The Hunter Slayings: Self-Defense Against Racism?

ByABC News
September 14, 2005, 5:47 PM

Sept. 15, 2005 — -- A Hmong immigrant on trial for killing six deer hunters last year claims he acted in self-defense, despite the fact that four of the victims had been shot in the back. The defendant, Chai Vang, has also told a newspaper that some of victims "deserved" what happened.

Now Vang, an ethnic Hmong who came to the United States from a refugee camp in Thailand in 1980, is counting on an all-white jury to believe that he shot eight people because he was afraid of a bias attack.

He is charged with six counts of first-degree intentional homicide and two counts of attempted homicide resulting from the hunting skirmish in Hayward, Wis., on Nov. 21, 2004. He could testify as early as today.
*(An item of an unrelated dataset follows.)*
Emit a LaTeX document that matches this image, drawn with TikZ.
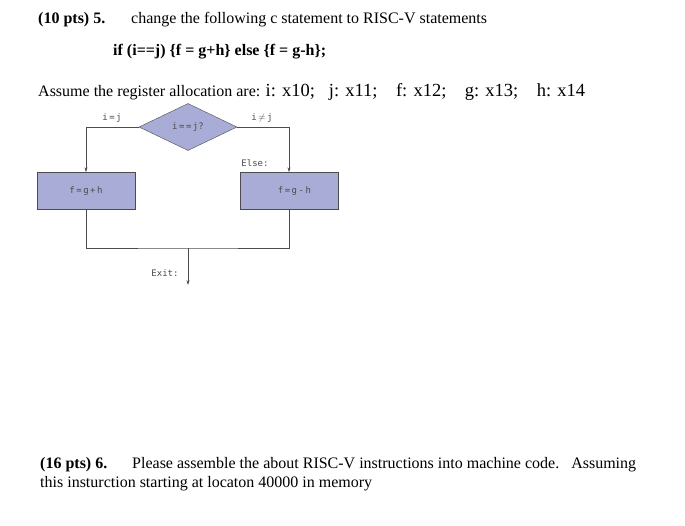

Prosecutors say Vang shot the hunters after two of them accused him of trespassing during deer season and threatened to report him. But Vang says one of the men fired on him first and he claims he felt threatened because they had called him several racial epithets.

Most of the victims were shot in the back, however, suggesting that they were running away from Vang, a 36-year-old truck driver from St. Paul, Minn.

"It will be very difficult to sell a jury on a self-defense claim, with several of the victims being shot in the back. It strains the self-defense theory," said Ronald Carlson, a University of Georgia law school professor.

However, Carlson said it was Vang's best chance.

"That theory, combined with the defense that he had a reasonable and honest fear that the nature of the threats was directed toward his race, made it reasonable for him to conclude that he was in mortal danger. That's the best defense that could be taken, given the circumstances," he said.

In March, Vang contacted a reporter from the Chicago Tribune and said that he was trying to defend himself and his race when he opened fire on the hunters. In a phone interview and subsequent letters to reporter Colleen Mastony, Vang said he felt remorse for shooting some of the hunters but felt that some of the victims "deserved" what happened because they had threatened him and used racial slurs.